Hello folks. I am pretty new in logstash. I have a task reload lot of data 5B records from mysql to another mysql with some aggregation. I need to load all fields param1, date group them and take count rows in main table and count rows in second dependent table.
I made it simple based on MySQL aggregation:
input{
jdbc {
jdbc_connection_string =>"jdbc:mysql://host:3306/dbname"
jdbc_user => "db_user"
jdbc_password_filepath => "secret_path"
jdbc_driver_library => "mysql-connector-java-5.1.48.jar"
jdbc_driver_class => 'com.mysql.jdbc.Driver'
lowercase_column_names => false
schedule => '*/1 * * * *'
statement => "select param1, date, id, count(items.id) as cnt_items from tbl1 join items using(param1) where id > :sql_last_value and date is not null order by id limit 50000"

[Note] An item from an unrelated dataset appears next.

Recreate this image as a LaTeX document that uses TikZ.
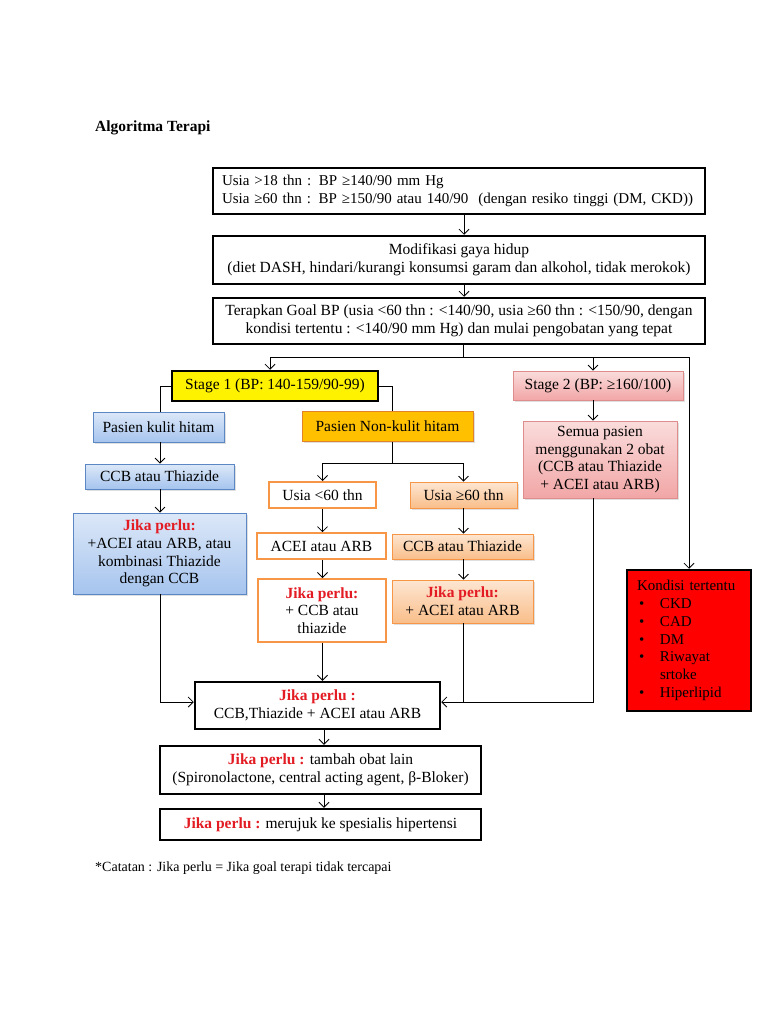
\documentclass[tikz,border=0pt]{standalone}
\usepackage{fontspec}
\setmainfont{Liberation Serif}
\usetikzlibrary{arrows.meta,shadows,calc}
\definecolor{jred}{HTML}{E31B23}
\definecolor{bluetop}{HTML}{DCE8F8}
\definecolor{bluebot}{HTML}{A6C4EE}
\definecolor{blueline}{HTML}{5B87C5}
\definecolor{orgfill}{HTML}{FFC000}
\definecolor{orgline}{HTML}{E0832A}
\definecolor{ltorgtop}{HTML}{FDE6D2}
\definecolor{ltorgbot}{HTML}{F9BE8A}
\definecolor{ltorgline}{HTML}{F79646}
\definecolor{pinktop}{HTML}{FADCDC}
\definecolor{pinkbot}{HTML}{F2A6A6}
\definecolor{pinkline}{HTML}{DE8C8C}
\newcommand{\jkp}[1]{\textcolor{jred}{\textbf{#1}}}
\tikzset{
  every node/.style={font=\fontsize{15.5}{17.8}\selectfont, inner sep=2pt},
  blk/.style={draw=black, line width=2.5pt, fill=white, align=center},
  bluebox/.style={draw=blueline, line width=0.8pt, top color=bluetop, bottom color=bluebot, align=center,
    drop shadow={opacity=0.25, shadow xshift=1.5pt, shadow yshift=-1.5pt}},
  orgbox/.style={draw=orgline, line width=1pt, fill=orgfill, align=center,
    drop shadow={opacity=0.25, shadow xshift=1.5pt, shadow yshift=-1.5pt}},
  ltorgbox/.style={draw=ltorgline, line width=0.8pt, top color=ltorgtop, bottom color=ltorgbot, align=center,
    drop shadow={opacity=0.25, shadow xshift=1.5pt, shadow yshift=-1.5pt}},
  worgbox/.style={draw=ltorgline, line width=2pt, fill=white, align=center},
  pinkbox/.style={draw=pinkline, line width=0.8pt, top color=pinktop, bottom color=pinkbot, align=center,
    drop shadow={opacity=0.25, shadow xshift=1.5pt, shadow yshift=-1.5pt}},
  conn/.style={line width=0.8pt, draw=black},
  arr/.style={conn, -{Straight Barb[length=5pt,width=10pt]}},
}
\begin{document}
\begin{tikzpicture}[x=1pt,y=-1pt]
\path[use as bounding box, fill=white] (0,0) rectangle (768,1024);

\node[anchor=west, font=\fontsize{15.5}{17.8}\selectfont\bfseries] (title) at (93,128) {Algoritma Terapi};

\node[blk, align=left, text width=474pt, inner xsep=9pt, minimum height=46pt, font=\fontsize{15}{17.8}\selectfont] (b1) at (459,191)
  {Usia >18 thn : BP ≥140/90 mm Hg\\Usia ≥60 thn : BP ≥150/90 atau 140/90~ (dengan resiko tinggi (DM, CKD))};
\node[blk, minimum width=492pt, minimum height=48pt] (b2) at (459,260)
  {Modifikasi gaya hidup\\(diet DASH, hindari/kurangi konsumsi garam dan alkohol, tidak merokok)};
\node[blk, minimum width=492pt, minimum height=46pt] (b3) at (459,321)
  {Terapkan Goal BP (usia <60 thn : <140/90, usia ≥60 thn : <150/90, dengan\\kondisi tertentu : <140/90 mm Hg) dan mulai pengobatan yang tepat};

\node[blk, fill=yellow, minimum width=206pt, minimum height=30pt] (s1) at (275,386) {Stage 1 (BP: 140-159/90-99)};
\node[pinkbox, minimum width=170pt, minimum height=29pt] (s2) at (598,385.5) {Stage 2 (BP: ≥160/100)};
\node[pinkbox, minimum width=154pt, minimum height=77pt] (semua) at (600,459.5)
  {Semua pasien\\menggunakan 2 obat\\(CCB atau Thiazide\\+ ACEI atau ARB)};

\node[bluebox, minimum width=131pt, minimum height=30pt] (pkh) at (158.5,427) {Pasien kulit hitam};
\node[bluebox, minimum width=149pt, minimum height=25pt] (ccb1) at (159.5,476.5) {CCB atau Thiazide};
\node[bluebox, minimum width=173pt, minimum height=81pt] (jp1) at (159.5,553.5)
  {\jkp{Jika perlu:}\\+ACEI atau ARB, atau\\kombinasi Thiazide\\dengan CCB};

\node[orgbox, minimum width=171pt, minimum height=30pt] (pnk) at (387.5,426) {Pasien Non-kulit hitam};
\node[worgbox, minimum width=107pt, minimum height=26pt] (u60) at (322.5,495) {Usia <60 thn};
\node[ltorgbox, minimum width=107pt, minimum height=26pt] (u60b) at (463.5,495) {Usia ≥60 thn};
\node[worgbox, line width=1.6pt, minimum width=129pt, minimum height=26pt] (acei) at (321.5,546) {ACEI atau ARB};
\node[worgbox, minimum width=128pt, minimum height=63pt] (jp2) at (322,610.5)
  {\jkp{Jika perlu:}\\+ CCB atau\\thiazide};
\node[ltorgbox, minimum width=141pt, minimum height=25pt] (ccb2) at (462.5,546.5) {CCB atau Thiazide};
\node[ltorgbox, minimum width=141pt, minimum height=43pt] (jp3) at (462.5,601.5)
  {\jkp{Jika perlu:}\\+ ACEI atau ARB};

\node[blk, fill=red, align=left, text width=104pt, inner xsep=10pt, minimum height=141pt, font=\fontsize{15}{17.8}\selectfont] (red) at (689,640.5)
  {Kondisi tertentu\\
   \hspace*{2pt}\makebox[21pt][l]{\textbullet}CKD\\
   \hspace*{2pt}\makebox[21pt][l]{\textbullet}CAD\\
   \hspace*{2pt}\makebox[21pt][l]{\textbullet}DM\\
   \hspace*{2pt}\makebox[21pt][l]{\textbullet}Riwayat\\
   \hspace*{23pt}srtoke\\
   \hspace*{2pt}\makebox[21pt][l]{\textbullet}Hiperlipid};

\node[blk, minimum width=245pt, minimum height=47pt] (main) at (317.5,705.5)
  {\jkp{Jika perlu :}\\CCB,Thiazide + ACEI atau ARB};
\node[blk, minimum width=321pt, minimum height=48pt] (m2) at (320.5,770)
  {\jkp{Jika perlu :} tambah obat lain\\(Spironolactone, central acting agent, β-Bloker)};
\node[blk, minimum width=321pt, minimum height=31pt] (m3) at (320.5,824.5)
  {\jkp{Jika perlu :} merujuk ke spesialis hipertensi};

\node[anchor=west, font=\fontsize{14}{16}\selectfont] (cat) at (93,868) {*Catatan : Jika perlu = Jika goal terapi tidak tercapai};

% connectors top
\draw[arr] (b1.south -| 464,0) -- (b2.north -| 464,0);
\draw[arr] (b2.south -| 464,0) -- (b3.north -| 464,0);
\coordinate (j0) at (463,357);
\coordinate (jl) at (270,357);
\coordinate (jr) at (689,357);
\coordinate (js2) at (593,357);
\draw[conn] (b3.south -| j0) -- (j0);
\draw[conn] (jl) -- (jr);
\draw[arr] (jl) -- (s1.north -| jl);
\draw[arr] (js2) -- (s2.north -| js2);
\draw[arr] (jr) -- (red.north);
\draw[arr] (s2.south -| js2) -- (semua.north -| js2);

% stage 1 branches
\coordinate (sl) at (160,386);
\coordinate (sr) at (392,386);
\draw[conn] (s1.west) -- (sl) -- (pkh.north -| sl);
\draw[conn] (s1.east) -- (sr) -- (pnk.north -| sr);

% left column
\draw[arr] (pkh.south -| sl) -- (ccb1.north -| sl);
\draw[arr] (ccb1.south -| sl) -- (jp1.north -| sl);
\coordinate (jh) at (300,702);
\draw[arr] (jp1.south -| sl) -- (sl |- jh) -- (main.west |- jh);

% non-black branch
\coordinate (jnl) at (322.5,463);
\coordinate (jnr) at (463.5,463);
\draw[conn] (pnk.south -| sr) -- (sr |- jnl);
\draw[conn] (jnl) -- (jnr);
\draw[arr] (jnl) -- (u60.north);
\draw[arr] (jnr) -- (u60b.north);
\draw[arr] (u60.south -| jnl) -- (acei.north -| jnl);
\draw[arr] (acei.south -| jnl) -- (jp2.north -| jnl);
\draw[arr] (jp2.south -| jnl) -- (main.north -| jnl);
\draw[arr] (u60b.south -| jnr) -- (ccb2.north -| jnr);
\draw[arr] (ccb2.south -| jnr) -- (jp3.north -| jnr);
\draw[conn] (jp3.south -| jnr) -- (jnr |- jh);
\draw[arr] (semua.south -| js2) -- (js2 |- jh) -- (main.east |- jh);

% bottom chain
\coordinate (jb) at (324,0);
\draw[arr] (main.south -| jb) -- (m2.north -| jb);
\draw[arr] (m2.south -| jb) -- (m3.north -| jb);
\end{tikzpicture}
\end{document}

tracking_column_type => 'numeric'
use_column_value => true
tracking_column => 'id'
last_run_metadata_path => "job_file"
}
}
output{
jdbc {
driver_class => "com.mysql.jdbc.Driver"
driver_jar_path => "mysql-connector-java-5.1.48.jar"
connection_string => "jdbc:mysql://host2:3306/dbname2?user=${MYSQL_USER}&password=${MYSQL_PASSWORD}"
statement => ["INSERT INTO report(param1, date, cnt_ids,cnt_items) values (?,1,?)
on duplicate key update cnt_ids = cnt_ids + 1, cnt_items = cnt_items + values(cnt_items)",
""%{param1}","%{date}","%{cnt_items}"]
}
}
It worked correctly, but in PROD it's very very slow. With 1M batch it took 25-30 mins per batch, with 50k it took 2 mins but for amount 5B it will take forever.
I have 2 ideas:
- change input and take already aggregated data like param1, date, cnt_id, max(id), cnt_items. But it will produce higher load to source DB:
statement => "select param1, date, count(id) as cnt_ids, max(id) as tracking_column, count(items.id) as cnt_items from tbl1 join items using(param1) where id between :sql_last_value and :sql_last_value + BATCH and date is not null order by id group by 1,2"
- use aggregate filter, but I failed with it:
input{
jdbc {
jdbc_connection_string =>"jdbc:mysql://host:3306/dbname"
jdbc_user => "db_user"
jdbc_password_filepath => "secret_path"
jdbc_driver_library => "mysql-connector-java-5.1.48.jar"
jdbc_driver_class => 'com.mysql.jdbc.Driver'
lowercase_column_names => false
schedule => '*/1 * * * *'
statement => "select param1, date, id, count(items.id) as cnt_items from tbl1 join items using(param1) where id > :sql_last_value and date is not null order by id limit 50000"
tracking_column_type => 'numeric'
use_column_value => true
tracking_column => 'id'
last_run_metadata_path => "job_file"
}
}
filter{
aggregate {
task_id => "%{param1}%{date}"
code => "
map['cnt_ids'] ||= 0
map['cnt_ids'] += 1
map['cnt_items'] ||= 0
map['cnt_items'] += event.get('cnt_items')
"
push_map_as_event_on_timeout => true
timeout => 30
}
}
output{
jdbc {
driver_class => "com.mysql.jdbc.Driver"
driver_jar_path => "mysql-connector-java-5.1.48.jar"
connection_string => "jdbc:mysql://host2:3306/dbname2?user=${MYSQL_USER}&password=${MYSQL_PASSWORD}"
statement => ["INSERT INTO report(param1,cnt_ids,cnt_items) values (?,?,?,?)
on duplicate key update cnt_ids = cnt_ids + values(cnt_ids), cnt_items = cnt_items + values(cnt_items)",
""%{param1}","%{date}","%{cnt_ids}","%{cnt_items}"]
}
}
it failed all the time with error like:
[2021-11-11T14:54:00,967][ERROR][logstash.outputs.jdbc ][main][114270b357686994e97cab36f611f67cb91e4e00b53127aedbde778a59ea1044] JDBC - Exception. Not retrying
{:exception=>java.sql.SQLException: Incorrect integer value: '%{cnt_ids}' for column 'cnt_ids' at row 1,
:statement=>"INSERT INTO report(param1,cnt_ids,cnt_items) values (?,?,1,?)\n on duplicate key update cnt_ids = cnt_ids + values(cnt_ids), cnt_items = cnt_items + values(cnt_items)",
:event=>"{\"@version\":\"1\",\"param1\":5573736283261537267,\"date\":201306,\"@timestamp\":\"2021-11-11T14:54:00.612Z\",\"cnt_items\":2,\"id\":44771479}"}
Looks like final event doesn't contains new filed. But why?
Maybe I use wrong pattern and there are better solution for my task.